Former President Ahmadinejad, speaking at Columbia University in 2007 caused a stir and quite a bit of outrage when he famously claimed ““In Iran, we don’t have homosexuals like in your country. We don’t have that in our country. In Iran, we do not have this phenomenon. I don’t know who’s told you we have it.”
The regime’s version of the truth seems to be quite different from that of virtually everyone else’s in the world, and even though this was already widely-known by most people, it was still quite an outrageous thing for him to tell such a boldfaced lie not only in front of a large crowd, but of course with reporters present to broadcast it to all.
In Iran, like every other country where human beings are found, there are some who are gay. Before the revolution, there was a far greater degree of tolerance shown toward them, even extending to some gay-friendly nightclubs.
After the revolution,homosexuality was something that became far more taboo, and gay sex itself, a ‘crime’ that was then punishable by death. One noteworthy case was the hanging of two 18 year old boys back in 2005. The official charge was that they’d raped a male child, but they rarely document these things as homosexual sex, making it easier to hide the existence of homosexuality in Iran-but also to make it impossible to track how many people are executed for this each year in Iran.
Surprisingly, where being gay is not something a person is allowed to openly be, there is a greater degree of acceptance for those who are transgender. The catch? You must first undergo gender-reassignment surgery which the government promises to give people loans for. Young gay men in particular are first told to see the Imam to discuss their ‘illness’, and told to recite their daily prayers each day in order to essentially ‘pray the gay away”.
That has about the same success rate that it does in the USA, so the next step is to see a therapist who will diagnose them with gender dysphoria, and recommend gender-reassignment surgery. Where being openly gay or engaging in gay sex is enough to get you executed, being transgender is somehow viewed as a solution. The person is then thought to be ‘turned normal’ because a woman having sex with a man is obviously fine, and vice versa. The government is even happy to grant legal documents and identification for the person’s gender change (sometimes even prior to surgery.)
Problem? Well, obviously not every gay person wants to change their gender. It is only a small percentage of people overall, in any country who genuinely feel they are transgender and desire gender reassignment/hormonal treatment to address what they view as their personal identity being different from their physical body.
Iran doesn’t actually care if someone wants to change gender or not. The choices are as follow.
- Marry someone of the opposite sex and hide your sexuality
- Change your gender and become somewhat more tolerable to society
- Leave Iran
- Stay, and risk execution for your sexuality
Unsurprisingly, many people choose to leave Iran. Turkey is the most popular destination because not only are they actually quite tolerant of gay people, with advertisements for gay clubs among other venues openly featured on travel sites, they also seem to be a good first stop for those who ultimately seek to move to the west.

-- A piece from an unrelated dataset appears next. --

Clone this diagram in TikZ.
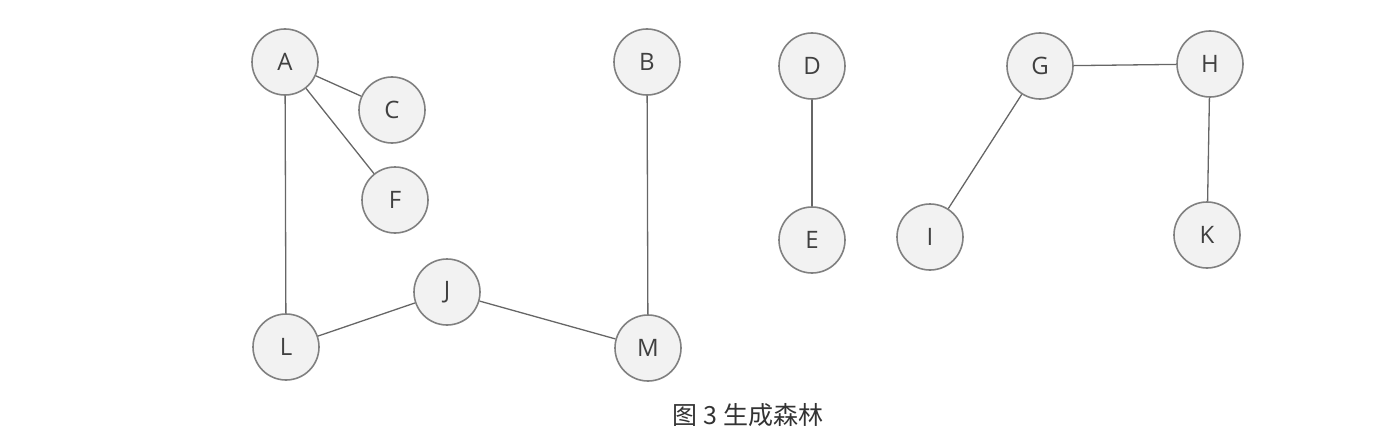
\documentclass[tikz,border=0pt]{standalone}
\usepackage{fontspec}
\setmainfont{Open Sans}
\newfontfamily\cjk{Noto Sans CJK SC}
\begin{document}
\begin{tikzpicture}[x=1pt,y=-1pt,
  vtx/.style={circle,draw=black!50,line width=1.6pt,fill=black!5,minimum size=66pt,inner sep=0pt,font=\fontsize{24}{28}\selectfont,text=black!75},
  edge/.style={draw=black!60,line width=1.3pt}]
\useasboundingbox (0,0) rectangle (1390,444);
\node[vtx] (A) at (285,62) {A};
\node[vtx] (C) at (392,110) {C};
\node[vtx] (F) at (395,200) {F};
\node[vtx] (B) at (647,62) {B};
\node[vtx] (D) at (812,66) {D};
\node[vtx] (E) at (812,240) {E};
\node[vtx] (G) at (1040,66) {G};
\node[vtx] (H) at (1210,64) {H};
\node[vtx] (I) at (930,237) {I};
\node[vtx] (K) at (1207,235) {K};
\node[vtx] (J) at (447,292) {J};
\node[vtx] (L) at (286,347) {L};
\node[vtx] (M) at (648,348) {M};
\draw[edge] (A)--(C); \draw[edge] (A)--(F); \draw[edge] (A)--(L);
\draw[edge] (L)--(J); \draw[edge] (J)--(M); \draw[edge] (B)--(M);
\draw[edge] (D)--(E); \draw[edge] (G)--(H); \draw[edge] (G)--(I); \draw[edge] (H)--(K);
\node[font=\cjk\fontsize{25}{28}\selectfont,text=black!80] (cap) at (748,415) {图 3 生成森林};
\end{tikzpicture}
\end{document}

This is a move many feel forced into by not only Iran’s societal view of homosexuality, but pressure from their own families to undergo gender surgery whether they want to or not. So unthinkable is it for a person to be gay in Iran, that drastic surgery is seen as some absolute must for those who are. One doctor was brave enough to speak in a documentary on this topic, and stated that she has seen quite a few cases of suicide following forced gender reassignment surgeries in her patient population over the years.
She identifies this as a human rights violation, which is absolutely appears to be. It would be almost impossible for most of us to imagine being forced to undergo such a surgery, let alone by our own families and circle of friends just to be accepted.
I have personally spoken with people here in the USA who came from Iran following the revolution, and have asked them “Can you tell?”, because I was curious to know, with all of the strict rules and guidelines governing public behavior, I didn’t imagine many men were out there in severely fashionable clothes drawing attention to their sexuality. One friend smirked slightly and said “You can tell. It’s the way they walk. You can’t force someone to hide something they naturally are.”
I’m not sure every gay man walks any certain way, but it’s clear that everyday Iranian people are quite aware that gay people exist among them, and it is not a secret, let alone some bit of common knowledge as Ahmadinejad so boldly claimed it to be in his speech.
We can throw that into the growing pile of ‘fake news’ coming out of Iran, right in there with women having more freedom under Islamic law than they do in the west, and free speech existing in any meaningful form in Iran.
The fact that a journalist was jailed for calling him out on that whopper of a story, is only further proof.
So, what is it like being gay in Iran?
We can’t answer that until people are allowed to be gay in Iran, unfortunately.